Excitement Meets Early Skepticism

I likened the current state of AI to the early days of digital transformation. Companies experimented aggressively, deploying dozens of tools, but struggled to prove their effectiveness. AI is following the same curve, only much faster.

Last year was all excitement. This year, skepticism is already creeping in and that is before we have realized any real business value. Unlike digital, which took years before doubts emerged, the AI hype cycle is already showing cracks.

The 10% Rule: Where Impact Lies

Most large enterprises can easily list 60 to 70 potential AI use cases. Yet only six or seven of them, around 10% are capable of delivering transformational business impact, such as raising EBITDA by 5% or more.

The rest are valuable tools, suitable for saving time or improving workflows, but are unlikely to have a significant impact on the financial bottom line. It is tempting to pursue the 90%, but unless we bet on the more challenging, high-impact use cases, we will not achieve the business impact that boards and investors expect.

Where AI Is Showing Promise

I highlighted functional areas already demonstrating measurable gains:

  • Sales and Marketing: AI-driven lead generation and personalization delivering 3–4x better conversion rates.
  • Customer Engagement: Smarter targeting and content creation driving 4–5x increases in interaction.
  • R&D and Engineering: Faster time-to-market through simulation and data-driven testing.
  • Customer Support: AI voice agents are reducing costs by up to 40% in India.
  • Software Development: Code-generation tools cutting new development costs by 40–50%.

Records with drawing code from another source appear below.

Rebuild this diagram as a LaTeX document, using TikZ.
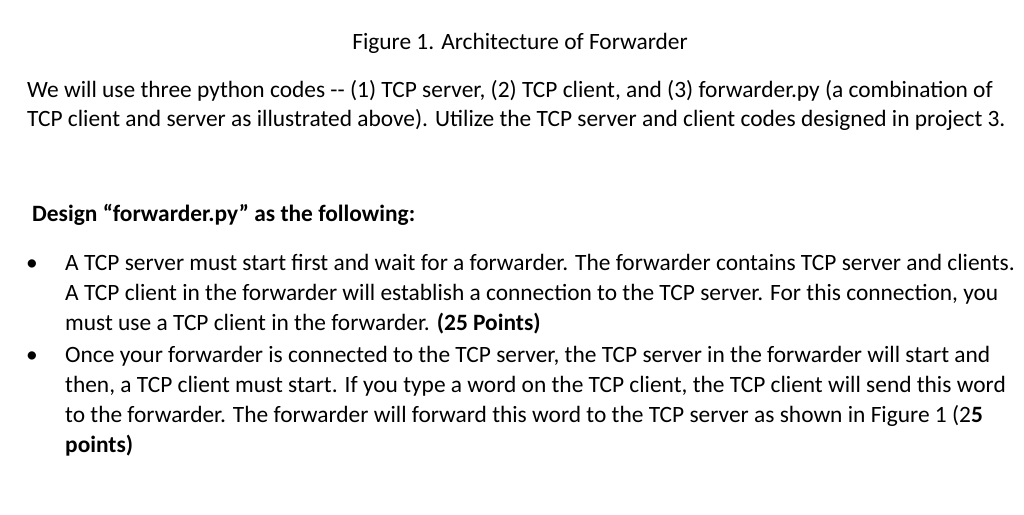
\documentclass[tikz,border=0pt]{standalone}
\usepackage{fontspec}
\setmainfont{Carlito}
\begin{document}
\begin{tikzpicture}[x=1pt,y=-1pt,
  txt/.style={anchor=base west,inner sep=0pt,font=\fontsize{23.4}{28}\selectfont},
  bul/.style={anchor=base,inner sep=0pt,font=\fontsize{23.4}{28}\selectfont}]
\useasboundingbox (0,0) rectangle (1024,514);
\node[txt,anchor=base] (t) at (520,49) {Figure 1. Architecture of Forwarder};
\node[txt] (p1) at (27,97) {We will use three python codes -{}- (1) TCP server, (2) TCP client, and (3) forwarder.py (a combination of};
\node[txt] (p2) at (27,126) {TCP client and server as illustrated above). Utilize the TCP server and client codes designed in project 3.};
\node[txt] (d) at (32,221) {\bfseries Design “forwarder.py” as the following:};
\node[bul] (b1) at (32,270) {•};
\node[txt] (a1) at (65,270) {A TCP server must start first and wait for a forwarder. The forwarder contains TCP server and clients.};
\node[txt] (a2) at (65,300) {A TCP client in the forwarder will establish a connection to the TCP server. For this connection, you};
\node[txt] (a3) at (65,330) {must use a TCP client in the forwarder. \textbf{(25 Points)}};
\node[bul] (b2) at (32,362) {•};
\node[txt] (c1) at (65,362) {Once your forwarder is connected to the TCP server, the TCP server in the forwarder will start and};
\node[txt] (c2) at (65,392) {then, a TCP client must start. If you type a word on the TCP client, the TCP client will send this word};
\node[txt] (c3) at (65,422) {to the forwarder. The forwarder will forward this word to the TCP server as shown in Figure 1 (2\textbf{5}};
\node[txt] (c4) at (65,452) {\bfseries points)};
\end{tikzpicture}
\end{document}
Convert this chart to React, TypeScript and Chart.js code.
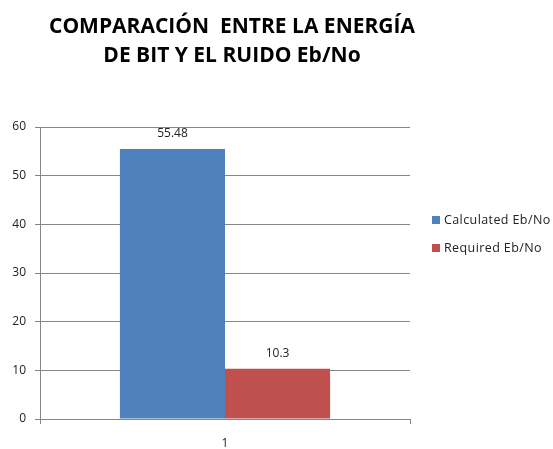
import React, { useEffect, useRef } from "react";
import { Chart, registerables } from "chart.js";

Chart.register(...registerables);

const categories = ["1"];
const seriesNames = ["Calculated Eb/No", "Required Eb/No"];
const calculated = [55.48];
const required = [10.3];
const seriesColors = ["#4F81BD", "#C0504D"];
const titleLines = ["COMPARACIÓN  ENTRE LA ENERGÍA", "DE BIT Y EL RUIDO Eb/No"];
const yMin = 0;
const yMax = 60;
const yStep = 10;

const FONT = "'Open Sans', 'Liberation Sans', sans-serif";

const titlePlugin = {
  id: "customTitle",
  afterDraw(chart: any) {
    const { ctx, chartArea } = chart;
    ctx.save();
    ctx.fillStyle = "#000";
    ctx.font = `bold 21px ${FONT}`;
    ctx.textAlign = "center";
    ctx.textBaseline = "alphabetic";
    const cx = (chartArea.left + chartArea.right) / 2 + 7;
    ctx.fillText(titleLines[0], cx, 33);
    ctx.fillText(titleLines[1], cx, 62);
    ctx.restore();
  },
};

const legendPlugin = {
  id: "customLegend",
  afterDraw(chart: any) {
    const { ctx, chartArea } = chart;
    ctx.save();
    ctx.font = `12.5px ${FONT}`;
    try {
      (ctx as any).letterSpacing = "0.4px";
    } catch (e) {}
    ctx.textBaseline = "middle";
    ctx.textAlign = "left";
    chart.data.datasets.forEach((ds: any, i: number) => {
      const y = 220 + i * 28;
      const x = chartArea.right + 22;
      ctx.fillStyle = ds.backgroundColor;
      ctx.fillRect(x, y - 4, 8, 8);
      ctx.fillStyle = "#222";
      ctx.fillText(ds.label, x + 12, y);
    });
    ctx.restore();
  },
};

const valueLabelPlugin = {
  id: "valueLabels",
  afterDatasetsDraw(chart: any) {
    const { ctx } = chart;
    ctx.save();
    ctx.font = `12px ${FONT}`;
    ctx.fillStyle = "#222";
    ctx.textAlign = "center";
    ctx.textBaseline = "bottom";
    chart.data.datasets.forEach((ds: any, di: number) => {
      const meta = chart.getDatasetMeta(di);
      meta.data.forEach((el: any, i: number) => {
        ctx.fillText(String(ds.data[i]), el.x, el.y - 9);
      });
    });
    ctx.restore();
  },
};

export default function App() {
  const ref = useRef<HTMLCanvasElement | null>(null);
  useEffect(() => {
    if (!ref.current) return;
    const chart = new Chart(ref.current, {
      type: "bar",
      data: {
        labels: categories,
        datasets: [
          { label: seriesNames[0], data: calculated, backgroundColor: seriesColors[0] },
          { label: seriesNames[1], data: required, backgroundColor: seriesColors[1] },
        ],
      },
      options: {
        animation: false,
        responsive: false,
        maintainAspectRatio: false,
        layout: { padding: { top: 127, right: 143, left: 0, bottom: 0 } },
        datasets: { bar: { barPercentage: 1, categoryPercentage: 0.568 } },
        plugins: {
          legend: { display: false },
          title: { display: false },
          tooltip: { enabled: false },
        },
        scales: {
          x: {
            grid: {
              offset: true,
              drawOnChartArea: false,
              drawTicks: true,
              tickLength: 5,
              color: "#868686",
            },
            border: { color: "#868686" },
            ticks: { font: { family: FONT, size: 12 }, color: "#222", padding: 12 },
            afterFit(s: any) {
              s.height = 30;
            },
          },
          y: {
            min: yMin,
            max: yMax,
            grid: { color: "#868686", tickLength: 5 },
            border: { color: "#868686" },
            ticks: {
              stepSize: yStep,
              font: { family: FONT, size: 12 },
              color: "#222",
              padding: 9,
            },
            afterFit(s: any) {
              s.width = 40;
            },
          },
        },
      },
      plugins: [titlePlugin, legendPlugin, valueLabelPlugin],
    });
    return () => chart.destroy();
  }, []);
  return (
    <div style={{ position: "fixed", left: 0, top: 0, width: 553, height: 449, background: "#fff" }}>
      <canvas ref={ref} width={553} height={449} />
    </div>
  );
}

Adoption matters as much as technology. For example, AI-led lead qualification only works if sales teams commit to putting high-quality leads through the system, not low-priority ones.

Risks, Governance, and Talent

I also pointed to risks of bias, privacy, and hallucinations, noting that AI models often fail not at the edge cases but on the “happy path” in ordinary use. Rigorous testing and training must become new core capabilities.

There is also a talent gap. While data science skills are abundant, what is missing is strong product management, the ability to design AI solutions that truly align with business needs. We have given disproportionate importance to data science and not enough to product management.

The Call to Action

My closing message was direct: stop chasing breadth, and prove depth. If each company can deliver even one transformational case study by the end of the year, it will set benchmarks that the rest of the industry will follow.

AI’s future is less about the number of pilots and more about the ability to show business outcomes that boards, CFOs, and shareholders can measure.